Dengue Fever (DF) and climate

DF is a mosquito borne virus that has high public health impact and is potentially strongly influenced by climate.

There is an interesting story attached to this map from a paper by Russell et al 2009 1 that draws together documentary references to historic Dengue Fever (DF) transmission, some as far south as Gosford and Bourke in NSW.

Russel map of Dengue Virus

This asserted southerly extent is much further south than that delineated in the Potential Climatic Niche model of Hales et al 2002 2 and is used as a basis to refute the veracity (and utility) of such a model.

The Hales’ model determined the potential transmission zone in Australia as being constrained much further north by levels of humidity (vapour pressure). That predictive model was based on a regression of many climatic attributes of all locations of disease transmission in a global database. There is an ongoing debate between the epidemiology and the entomology camps over this modelling.

A key issue regarding this contentious map is a reference used by Russell et al 1 to dengue transmission having occurred inland at Bourke (30 S) and on the coast at Gosford (33 S, 80 km north of Sydney) in the first half of the 1900s, (ref 13 Lee et al, 1987 & ref 14 Lumley and Taylor 1943 ).

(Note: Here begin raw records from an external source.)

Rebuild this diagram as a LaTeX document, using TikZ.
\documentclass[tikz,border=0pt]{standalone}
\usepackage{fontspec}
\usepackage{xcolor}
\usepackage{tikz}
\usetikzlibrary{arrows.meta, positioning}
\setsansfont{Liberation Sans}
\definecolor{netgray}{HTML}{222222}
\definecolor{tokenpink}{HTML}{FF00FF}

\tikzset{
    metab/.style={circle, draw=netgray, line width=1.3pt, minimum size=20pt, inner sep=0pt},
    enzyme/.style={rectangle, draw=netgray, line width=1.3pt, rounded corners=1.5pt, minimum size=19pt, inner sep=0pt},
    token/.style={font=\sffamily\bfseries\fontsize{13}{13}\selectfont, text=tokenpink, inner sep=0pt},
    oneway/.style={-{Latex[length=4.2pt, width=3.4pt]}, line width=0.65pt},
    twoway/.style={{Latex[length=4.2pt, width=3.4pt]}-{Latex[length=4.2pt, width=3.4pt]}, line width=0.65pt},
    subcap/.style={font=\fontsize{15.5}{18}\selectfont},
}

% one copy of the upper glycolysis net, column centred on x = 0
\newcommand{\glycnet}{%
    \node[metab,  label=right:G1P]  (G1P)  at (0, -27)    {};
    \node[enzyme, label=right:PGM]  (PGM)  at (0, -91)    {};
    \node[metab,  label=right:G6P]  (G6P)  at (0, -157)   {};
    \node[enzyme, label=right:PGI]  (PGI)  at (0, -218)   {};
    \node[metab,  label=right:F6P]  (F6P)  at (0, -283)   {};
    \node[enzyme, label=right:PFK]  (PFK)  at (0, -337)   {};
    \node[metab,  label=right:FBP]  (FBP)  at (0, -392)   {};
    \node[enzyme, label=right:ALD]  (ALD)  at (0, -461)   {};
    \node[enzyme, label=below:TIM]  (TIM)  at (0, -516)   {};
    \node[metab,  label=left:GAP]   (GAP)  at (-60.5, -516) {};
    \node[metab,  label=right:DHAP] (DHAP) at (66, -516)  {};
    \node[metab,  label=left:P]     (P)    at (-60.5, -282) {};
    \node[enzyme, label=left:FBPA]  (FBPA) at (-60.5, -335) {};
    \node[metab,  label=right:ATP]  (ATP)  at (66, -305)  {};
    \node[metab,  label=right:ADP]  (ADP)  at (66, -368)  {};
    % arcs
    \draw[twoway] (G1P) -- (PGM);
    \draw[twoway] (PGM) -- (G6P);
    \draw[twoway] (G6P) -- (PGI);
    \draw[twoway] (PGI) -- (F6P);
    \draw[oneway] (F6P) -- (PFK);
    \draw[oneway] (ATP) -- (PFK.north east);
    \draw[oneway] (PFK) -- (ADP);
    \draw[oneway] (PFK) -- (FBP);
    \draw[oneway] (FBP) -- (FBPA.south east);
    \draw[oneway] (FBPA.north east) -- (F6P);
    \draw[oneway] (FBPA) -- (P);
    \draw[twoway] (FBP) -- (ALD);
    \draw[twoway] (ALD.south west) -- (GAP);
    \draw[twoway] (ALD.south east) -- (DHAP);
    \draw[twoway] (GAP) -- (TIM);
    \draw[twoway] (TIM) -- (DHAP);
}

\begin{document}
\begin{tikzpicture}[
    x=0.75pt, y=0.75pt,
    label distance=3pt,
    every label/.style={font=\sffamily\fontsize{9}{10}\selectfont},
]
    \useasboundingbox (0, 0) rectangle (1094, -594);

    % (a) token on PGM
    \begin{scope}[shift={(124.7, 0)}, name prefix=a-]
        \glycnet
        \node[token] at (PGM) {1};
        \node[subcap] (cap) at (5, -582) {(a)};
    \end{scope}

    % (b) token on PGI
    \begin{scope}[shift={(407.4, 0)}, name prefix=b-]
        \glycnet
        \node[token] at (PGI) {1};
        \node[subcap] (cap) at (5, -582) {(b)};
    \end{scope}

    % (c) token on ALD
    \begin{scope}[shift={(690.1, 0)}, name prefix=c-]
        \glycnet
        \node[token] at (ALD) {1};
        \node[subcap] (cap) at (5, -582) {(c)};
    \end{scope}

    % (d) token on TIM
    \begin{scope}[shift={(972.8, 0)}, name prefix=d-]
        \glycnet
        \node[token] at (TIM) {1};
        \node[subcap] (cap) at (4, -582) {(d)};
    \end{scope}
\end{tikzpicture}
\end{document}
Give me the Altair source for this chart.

However, a text search of Lee et al revealed only one reference to Gosford and that refers to the presence of vector mosquito Aedes aegypti (AE), but not dengue transmission.

The second reference is by the entomologist Frank H Taylor who mentions Brooklyn NSW, on page 158 (paragraph 2) .. as “the most southerly discovered location of AE” (the vector of DF in this area). Now, Brooklyn is on the railway on the Hawkesbury just south of Gosford. Taylor talks about railways spreading the vector. Maybe AE was found in NSW in conjunction with steam trains and railway water tanks for steam trains (the railway to Bourke was opened in 1885). There is no clear discussion in Lumley and Taylor of DF transmission around Brooklyn.

It is possible that the references cited for this map are really just evidence of the vector distribution, not actual virus transmission. It is also likely that the southern-most border of the AE vector would not be the southern-most fringe of DF transmission. This therefore casts doubt on Russell’s map which suggests the southern limit of DF transmission to have been as far south as Gosford and Bourke in NSW (Bourke is also asserted by Russell et al as a known transmission site using these same references).

What Russell may be doing is just connecting the two points - Brooklyn and Bourke (who knows if there is a single data point in between) and asserting that that line of southernmost AE proof is the southerly boundary of DF transmission. Perhaps if AE got to Brooklyn it might also have got to Bourke .. and Bourke being hotter than Brooklyn, DF transmission may have occurred there .. but we need more evidence than Russell et al provide.

(Thanks to my epidemiological friends for scouring the historical references with a thoroughly incredulous eye).